Objective
Gather each line containing the string "chart" from these entries.

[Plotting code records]
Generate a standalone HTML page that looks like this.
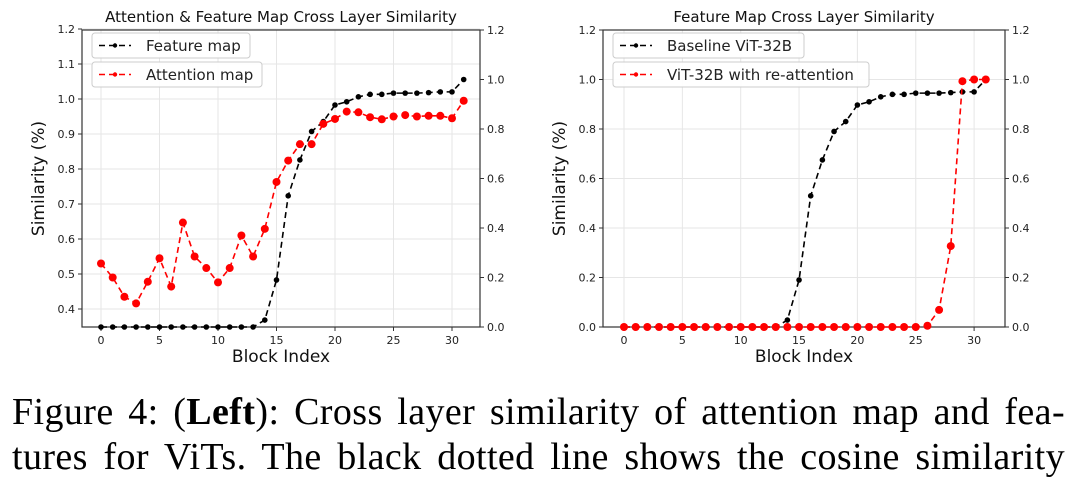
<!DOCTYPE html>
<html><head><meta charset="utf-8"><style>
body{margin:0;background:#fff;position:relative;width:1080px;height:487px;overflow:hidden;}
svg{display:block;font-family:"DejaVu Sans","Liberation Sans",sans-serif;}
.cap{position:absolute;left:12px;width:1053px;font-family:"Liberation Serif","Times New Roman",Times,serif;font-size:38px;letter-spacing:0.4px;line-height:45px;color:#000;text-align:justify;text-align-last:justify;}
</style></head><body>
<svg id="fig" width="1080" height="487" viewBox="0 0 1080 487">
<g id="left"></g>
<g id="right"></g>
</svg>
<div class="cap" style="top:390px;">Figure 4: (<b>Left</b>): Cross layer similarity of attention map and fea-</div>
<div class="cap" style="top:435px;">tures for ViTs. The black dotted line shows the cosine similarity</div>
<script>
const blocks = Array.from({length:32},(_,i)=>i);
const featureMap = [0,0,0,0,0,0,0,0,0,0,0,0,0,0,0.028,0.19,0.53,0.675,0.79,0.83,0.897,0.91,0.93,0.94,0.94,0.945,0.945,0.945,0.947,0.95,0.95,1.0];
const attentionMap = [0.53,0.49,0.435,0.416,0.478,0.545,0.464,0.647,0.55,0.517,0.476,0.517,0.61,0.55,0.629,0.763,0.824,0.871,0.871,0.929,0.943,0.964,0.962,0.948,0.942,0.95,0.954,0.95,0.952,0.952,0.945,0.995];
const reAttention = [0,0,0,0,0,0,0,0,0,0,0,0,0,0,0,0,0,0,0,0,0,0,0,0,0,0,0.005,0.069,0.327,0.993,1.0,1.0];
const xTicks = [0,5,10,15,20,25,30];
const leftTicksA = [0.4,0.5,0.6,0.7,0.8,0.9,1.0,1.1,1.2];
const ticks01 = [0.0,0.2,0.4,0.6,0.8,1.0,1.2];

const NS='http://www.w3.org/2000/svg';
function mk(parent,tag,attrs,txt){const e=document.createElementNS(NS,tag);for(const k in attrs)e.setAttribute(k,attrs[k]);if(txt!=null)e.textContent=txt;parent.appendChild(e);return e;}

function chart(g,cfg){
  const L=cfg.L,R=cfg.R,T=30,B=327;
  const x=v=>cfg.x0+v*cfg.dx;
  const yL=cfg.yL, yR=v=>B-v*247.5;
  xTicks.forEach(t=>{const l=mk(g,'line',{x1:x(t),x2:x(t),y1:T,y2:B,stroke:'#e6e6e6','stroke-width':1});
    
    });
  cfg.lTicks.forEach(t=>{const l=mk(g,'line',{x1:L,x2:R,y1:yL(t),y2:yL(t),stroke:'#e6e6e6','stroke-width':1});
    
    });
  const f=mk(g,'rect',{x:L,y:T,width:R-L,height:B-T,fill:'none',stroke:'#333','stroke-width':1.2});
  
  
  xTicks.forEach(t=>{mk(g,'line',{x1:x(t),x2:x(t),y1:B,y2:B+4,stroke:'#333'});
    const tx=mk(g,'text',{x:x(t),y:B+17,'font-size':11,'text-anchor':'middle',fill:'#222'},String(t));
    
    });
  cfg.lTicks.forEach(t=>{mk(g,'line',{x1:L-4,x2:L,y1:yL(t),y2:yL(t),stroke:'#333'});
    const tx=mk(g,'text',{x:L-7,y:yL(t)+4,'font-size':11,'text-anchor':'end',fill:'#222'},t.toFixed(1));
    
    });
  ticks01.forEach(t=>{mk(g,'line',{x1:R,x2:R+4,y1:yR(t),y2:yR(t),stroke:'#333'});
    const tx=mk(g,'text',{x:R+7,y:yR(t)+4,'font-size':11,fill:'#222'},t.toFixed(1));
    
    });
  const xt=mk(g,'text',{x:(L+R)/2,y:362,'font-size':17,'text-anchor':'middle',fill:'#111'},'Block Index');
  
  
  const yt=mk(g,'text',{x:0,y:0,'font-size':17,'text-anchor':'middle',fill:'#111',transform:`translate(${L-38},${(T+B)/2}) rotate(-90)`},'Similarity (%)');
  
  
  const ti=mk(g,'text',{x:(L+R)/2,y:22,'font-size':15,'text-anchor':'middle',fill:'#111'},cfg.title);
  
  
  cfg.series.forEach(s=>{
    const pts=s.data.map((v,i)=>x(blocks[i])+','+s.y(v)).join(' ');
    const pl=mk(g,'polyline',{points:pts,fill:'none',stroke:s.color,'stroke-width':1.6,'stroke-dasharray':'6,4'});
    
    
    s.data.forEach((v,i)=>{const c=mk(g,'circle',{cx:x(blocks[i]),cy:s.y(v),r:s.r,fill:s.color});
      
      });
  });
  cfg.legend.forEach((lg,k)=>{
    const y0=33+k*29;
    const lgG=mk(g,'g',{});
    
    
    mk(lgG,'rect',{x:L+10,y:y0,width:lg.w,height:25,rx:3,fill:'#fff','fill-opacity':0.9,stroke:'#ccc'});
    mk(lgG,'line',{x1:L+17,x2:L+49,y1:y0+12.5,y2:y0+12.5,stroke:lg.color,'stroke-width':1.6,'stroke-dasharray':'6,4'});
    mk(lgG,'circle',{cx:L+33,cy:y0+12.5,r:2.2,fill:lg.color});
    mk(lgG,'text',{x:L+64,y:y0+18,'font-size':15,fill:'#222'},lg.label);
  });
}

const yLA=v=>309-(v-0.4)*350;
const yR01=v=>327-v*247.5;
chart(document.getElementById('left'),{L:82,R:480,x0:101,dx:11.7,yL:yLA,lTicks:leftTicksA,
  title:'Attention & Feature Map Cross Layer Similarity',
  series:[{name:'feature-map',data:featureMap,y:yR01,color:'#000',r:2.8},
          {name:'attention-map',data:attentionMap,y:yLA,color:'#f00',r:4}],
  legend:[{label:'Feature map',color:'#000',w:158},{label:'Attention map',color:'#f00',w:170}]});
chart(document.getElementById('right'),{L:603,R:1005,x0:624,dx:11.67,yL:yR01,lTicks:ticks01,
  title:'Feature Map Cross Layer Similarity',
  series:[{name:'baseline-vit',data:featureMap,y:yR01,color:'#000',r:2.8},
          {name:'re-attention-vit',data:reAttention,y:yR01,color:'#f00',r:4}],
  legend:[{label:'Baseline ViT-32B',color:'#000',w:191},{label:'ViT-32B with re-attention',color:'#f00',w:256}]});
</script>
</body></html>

* * *

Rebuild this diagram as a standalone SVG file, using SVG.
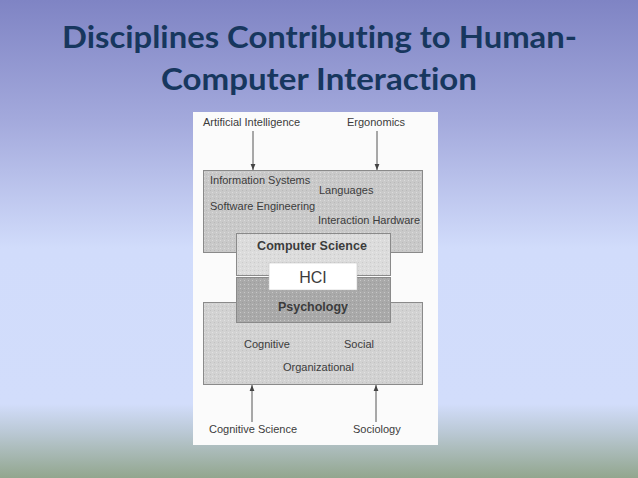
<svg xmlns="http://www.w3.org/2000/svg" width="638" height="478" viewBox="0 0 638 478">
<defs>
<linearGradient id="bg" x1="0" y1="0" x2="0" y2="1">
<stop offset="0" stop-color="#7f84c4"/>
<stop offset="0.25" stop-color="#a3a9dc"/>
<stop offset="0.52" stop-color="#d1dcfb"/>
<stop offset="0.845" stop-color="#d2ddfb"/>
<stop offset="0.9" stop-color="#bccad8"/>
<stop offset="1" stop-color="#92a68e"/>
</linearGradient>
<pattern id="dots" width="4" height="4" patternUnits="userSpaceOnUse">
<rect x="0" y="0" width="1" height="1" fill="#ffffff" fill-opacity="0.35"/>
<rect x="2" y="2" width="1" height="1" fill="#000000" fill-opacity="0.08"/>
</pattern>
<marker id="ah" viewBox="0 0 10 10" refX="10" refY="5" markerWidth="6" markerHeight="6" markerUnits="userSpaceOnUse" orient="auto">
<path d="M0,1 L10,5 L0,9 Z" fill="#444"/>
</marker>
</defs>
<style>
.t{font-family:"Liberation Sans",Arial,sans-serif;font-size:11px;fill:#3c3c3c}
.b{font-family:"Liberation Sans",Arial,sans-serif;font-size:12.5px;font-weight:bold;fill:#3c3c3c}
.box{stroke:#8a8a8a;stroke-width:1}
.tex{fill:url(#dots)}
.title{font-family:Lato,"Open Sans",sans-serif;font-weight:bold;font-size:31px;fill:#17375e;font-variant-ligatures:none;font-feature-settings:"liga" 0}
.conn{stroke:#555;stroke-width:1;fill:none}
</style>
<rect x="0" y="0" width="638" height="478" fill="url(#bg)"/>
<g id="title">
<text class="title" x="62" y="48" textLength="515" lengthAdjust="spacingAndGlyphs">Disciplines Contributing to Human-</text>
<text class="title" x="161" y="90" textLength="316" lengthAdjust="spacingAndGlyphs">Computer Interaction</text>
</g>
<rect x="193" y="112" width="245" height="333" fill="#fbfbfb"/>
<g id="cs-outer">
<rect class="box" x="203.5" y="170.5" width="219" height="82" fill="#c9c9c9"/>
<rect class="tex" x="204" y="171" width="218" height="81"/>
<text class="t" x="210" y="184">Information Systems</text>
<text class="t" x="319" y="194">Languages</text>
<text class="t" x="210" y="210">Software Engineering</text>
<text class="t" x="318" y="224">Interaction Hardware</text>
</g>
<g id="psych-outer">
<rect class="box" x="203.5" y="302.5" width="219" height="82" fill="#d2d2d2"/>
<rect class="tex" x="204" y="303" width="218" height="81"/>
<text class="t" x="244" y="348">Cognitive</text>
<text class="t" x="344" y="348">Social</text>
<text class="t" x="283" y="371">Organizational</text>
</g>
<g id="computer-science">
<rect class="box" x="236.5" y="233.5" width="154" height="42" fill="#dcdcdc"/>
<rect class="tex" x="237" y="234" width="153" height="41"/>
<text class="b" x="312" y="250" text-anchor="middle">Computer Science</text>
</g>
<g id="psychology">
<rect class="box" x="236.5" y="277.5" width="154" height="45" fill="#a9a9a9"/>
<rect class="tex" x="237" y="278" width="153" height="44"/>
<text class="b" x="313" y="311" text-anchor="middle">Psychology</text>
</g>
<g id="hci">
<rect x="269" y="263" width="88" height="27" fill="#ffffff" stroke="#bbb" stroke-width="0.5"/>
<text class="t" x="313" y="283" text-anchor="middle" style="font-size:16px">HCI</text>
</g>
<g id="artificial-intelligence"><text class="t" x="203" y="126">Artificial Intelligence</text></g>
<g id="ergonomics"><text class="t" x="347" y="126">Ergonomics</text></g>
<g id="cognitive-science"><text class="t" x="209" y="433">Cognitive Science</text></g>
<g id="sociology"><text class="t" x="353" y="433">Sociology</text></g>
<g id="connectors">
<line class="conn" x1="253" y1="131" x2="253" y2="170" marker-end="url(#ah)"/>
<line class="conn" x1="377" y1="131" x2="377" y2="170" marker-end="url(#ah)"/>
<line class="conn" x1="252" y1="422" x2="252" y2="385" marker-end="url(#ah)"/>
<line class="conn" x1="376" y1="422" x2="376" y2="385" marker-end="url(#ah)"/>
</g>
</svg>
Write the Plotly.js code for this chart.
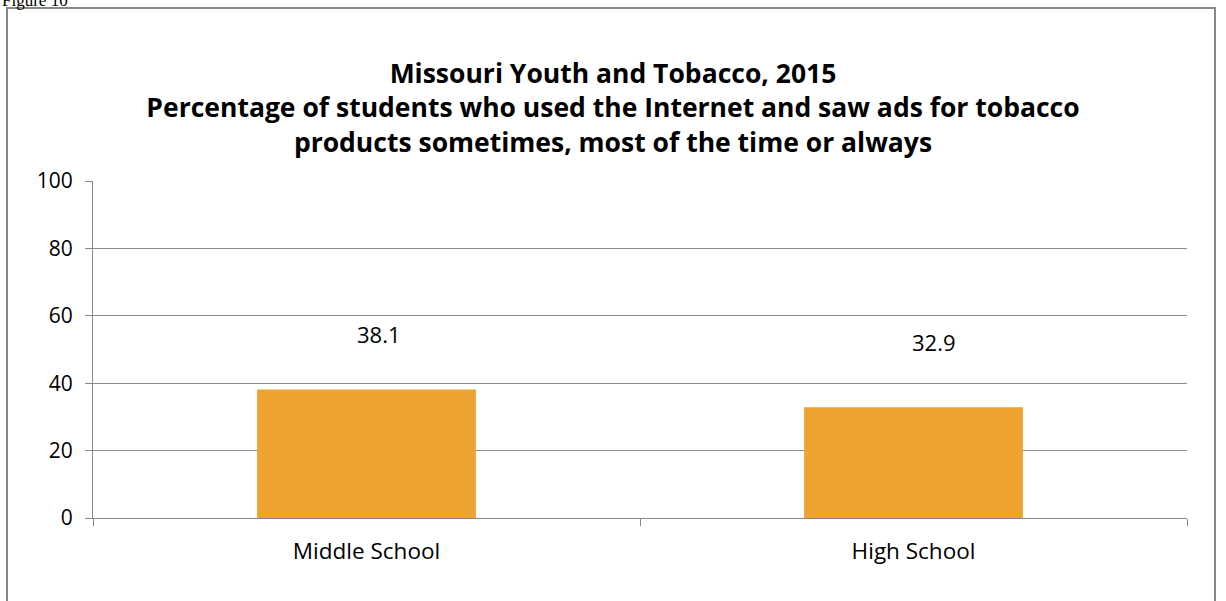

Result of the task
function chart(g,cfg){
chart(document.getElementById('left'),{L:82,R:480,x0:101,dx:11.7,yL:yLA,lTicks:leftTicksA,
chart(document.getElementById('right'),{L:603,R:1005,x0:624,dx:11.67,yL:yR01,lTicks:ticks01,
Write the Plotly.js code for this chart.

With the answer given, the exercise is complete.